Key-Value Store: Ideal for simple, fast lookups of unstructured data, like caching.
Key-value stores are simple and fast for basic lookups, while document databases offer more flexibility and query options for complex data.
Does ScyllaDB Offer a Document Store Database?
ScyllaDB is not a traditional document store database like MongoDB. Instead, ScyllaDB is a wide-column database that is designed to handle large-scale, high-performance, distributed data. It stores data in a table format with rows and columns, but unlike document databases, ScyllaDB relies on a predefined schema for column families.
While ScyllaDB supports JSON data storage within text/blob columns, it does not provide document store-style querying (e.g., deep document traversal, JSON-specific indexing, or flexible schema behavior). Querying JSON data in ScyllaDB is more limited compared to a native document store. ScyllaDB’s core functionality and design are based on the wide-column model, optimized for speed and scalability.

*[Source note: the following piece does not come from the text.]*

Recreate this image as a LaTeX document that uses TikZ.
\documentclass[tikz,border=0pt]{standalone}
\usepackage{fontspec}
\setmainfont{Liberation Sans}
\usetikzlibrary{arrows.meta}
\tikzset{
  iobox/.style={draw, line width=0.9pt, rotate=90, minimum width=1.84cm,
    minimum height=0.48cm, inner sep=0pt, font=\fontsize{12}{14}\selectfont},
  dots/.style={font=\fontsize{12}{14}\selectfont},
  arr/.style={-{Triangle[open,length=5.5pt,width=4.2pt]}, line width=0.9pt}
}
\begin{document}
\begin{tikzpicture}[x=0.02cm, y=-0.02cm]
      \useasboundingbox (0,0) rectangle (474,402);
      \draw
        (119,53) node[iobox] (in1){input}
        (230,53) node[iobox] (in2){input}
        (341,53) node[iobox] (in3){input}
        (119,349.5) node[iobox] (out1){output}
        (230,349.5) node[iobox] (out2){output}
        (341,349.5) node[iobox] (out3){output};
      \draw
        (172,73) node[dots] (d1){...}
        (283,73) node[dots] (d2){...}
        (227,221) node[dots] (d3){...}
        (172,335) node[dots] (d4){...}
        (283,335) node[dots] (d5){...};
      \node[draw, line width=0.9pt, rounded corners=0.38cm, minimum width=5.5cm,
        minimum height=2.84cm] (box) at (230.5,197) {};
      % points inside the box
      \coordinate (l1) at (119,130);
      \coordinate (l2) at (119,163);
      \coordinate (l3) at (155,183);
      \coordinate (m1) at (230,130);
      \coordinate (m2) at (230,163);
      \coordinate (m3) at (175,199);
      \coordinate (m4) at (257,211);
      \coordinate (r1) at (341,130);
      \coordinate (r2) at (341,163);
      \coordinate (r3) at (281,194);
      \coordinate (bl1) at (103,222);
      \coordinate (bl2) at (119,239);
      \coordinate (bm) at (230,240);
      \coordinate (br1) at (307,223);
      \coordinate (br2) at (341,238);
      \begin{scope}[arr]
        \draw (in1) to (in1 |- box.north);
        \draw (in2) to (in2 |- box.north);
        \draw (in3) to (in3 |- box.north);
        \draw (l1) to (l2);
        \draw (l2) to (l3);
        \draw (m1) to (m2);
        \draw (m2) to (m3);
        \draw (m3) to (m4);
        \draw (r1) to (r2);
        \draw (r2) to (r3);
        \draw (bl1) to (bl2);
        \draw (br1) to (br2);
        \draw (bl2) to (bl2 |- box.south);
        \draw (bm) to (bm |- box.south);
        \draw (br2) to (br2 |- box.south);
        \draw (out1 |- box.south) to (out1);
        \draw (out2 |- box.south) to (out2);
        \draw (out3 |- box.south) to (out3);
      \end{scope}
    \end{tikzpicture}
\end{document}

As noted in this ScyllaDB vs MongoDB architectural comparison by Dr. Daniel Seybold of benchANT:
“ScyllaDB, like Apache Cassandra and DynamoDB, relies on a wide-column store, where data is stored in tables that consist of rows and columns. ScyllaDB’s data model can also be considered as key-key-value to reflect the partitioning and clustering keys. The partition key can be composed of one or multiple columns and is part of the primary key. It is used to create data partitions that are distributed across the available nodes. The cluster keys reflect additional columns that are added to the primary key. They allow you to sort each row physically inside the partition. An example for a cluster key is using the timestamp as time.